The extracted data is stored in `papers` directory. We can read it using `PaperCollection` class. `PaperCollection` is a wrapper for `list` of papers with additional functions added for convenience. Due to large number of papers it is recommended to load the dataset in parallel (default uses number of processes equal to number of CPU cores) and store it in a pickle file.

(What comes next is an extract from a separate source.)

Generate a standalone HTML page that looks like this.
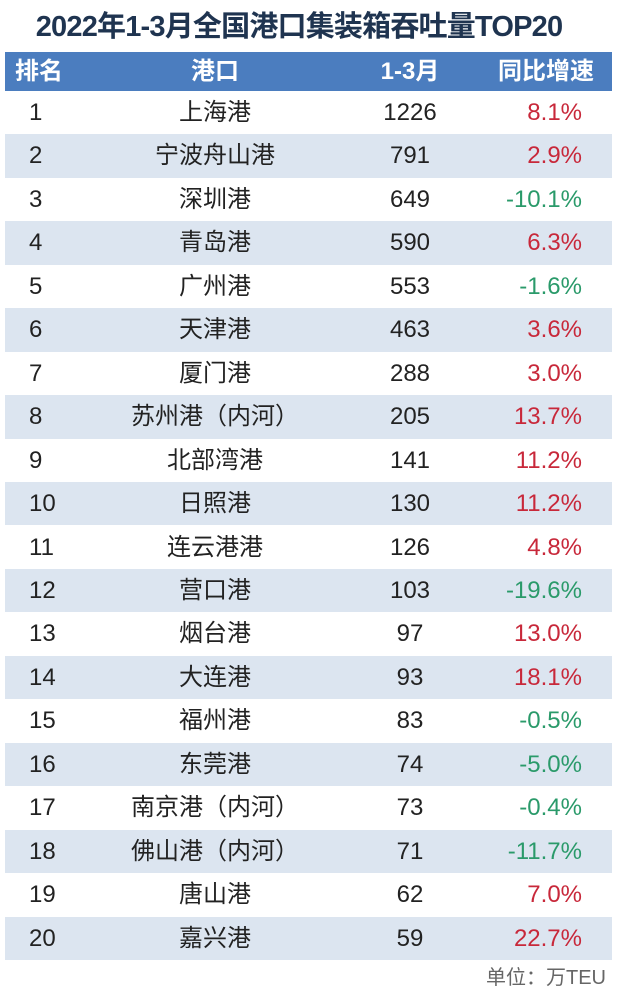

Set jobs=1 to disable multiprocessing.

In [None]:
from axcell.data.paper_collection import PaperCollection

PAPERS_PATH = ROOT_PATH / 'papers'
pc = PaperCollection.from_files(PAPERS_PATH)
# pc.to_pickle('mypapers.pkl')
# pc = PaperCollection.from_pickle('mypapers.pkl')

In [None]:
paper = pc.get_by_id('1903.11816')

In [None]:
paper.text.title

'FastFCN: Rethinking Dilated Convolution in the Backbone for Semantic Segmentation'

In [None]:
paper.tables[4]

0,1,2,3
Rank,Team,Single Model,Final Score
1,CASIA_IVA_JD,✗,0.5547
2,WinterIsComing,✗,0.5544
-,PSPNet [38],ResNet-269,0.5538
-,EncNet [36],ResNet-101,0.5567
-,Ours,ResNet-101,0.5584


As *FastFCN: Rethinking Dilated Convolution in the Backbone for Semantic Segmentation* (Wu et al., 2019) is present in our **SegmentedTables** dataset, we can use `PaperCollection` to import annotations (table segmentation and results):

In [None]:
from axcell.helpers.datasets import read_tables_annotations

V1_URL = 'https://github.com/paperswithcode/axcell/releases/download/v1.0/'
SEGMENTED_TABLES_URL = V1_URL + 'segmented-tables.json.xz'

segmented_tables = read_tables_annotations(SEGMENTED_TABLES_URL)

pc = PaperCollection.from_files(PAPERS_PATH, annotations=segmented_tables.to_dict('record'))

In [None]:
paper = pc.get_by_id('1903.11816')
paper.tables[4]

0,1,2,3
Rank,Team,Single Model,Final Score
1,CASIA_IVA_JD,✗,0.5547
2,WinterIsComing,✗,0.5544
-,PSPNet [38],ResNet-269,0.5538
-,EncNet [36],ResNet-101,0.5567
-,Ours,ResNet-101,0.5584


In [None]:
pc.cells_gold_tags_legend()

0,1
Tag,description
model-best,the best performing model introduced in the paper
model-paper,model introduced in the paper
model-ensemble,ensemble of models introduced in the paper
model-competing,model from another paper used for comparison
dataset-task,Task
dataset,Dataset
dataset-sub,Subdataset
dataset-metric,Metric
model-params,"Params, f.e., number of layers or inference time"


In [None]:
paper.tables[4].sota_records

Unnamed: 0_level_0,task,dataset,metric,format,model,raw_value
cell_ext_id,Unnamed: 1_level_1,Unnamed: 2_level_1,Unnamed: 3_level_1,Unnamed: 4_level_1,Unnamed: 5_level_1,Unnamed: 6_level_1
table_05.csv/5.3,Semantic Segmentation,ADE20K test,Test Score,,EncNet + JPU,0.5584


## Parallel Extraction

For a single paper extraction can take from several seconds to a few minutes (the longest phase of converting LaTeX source into HTML is timed-out after 5 minutes), so to process multiple files we run extraction in parallel.

In [None]:
%%time

from joblib import delayed, Parallel

# access extract from the global context to avoid serialization
def extract_single(file): return extract(file)

files = sorted([path for path in SOURCES_PATH.glob('**/*') if path.is_file()])

statuses = Parallel(backend='multiprocessing', n_jobs=-1)(delayed(extract_single)(file) for file in files)

CPU times: user 100 ms, sys: 40.5 ms, total: 141 ms
Wall time: 30.1 s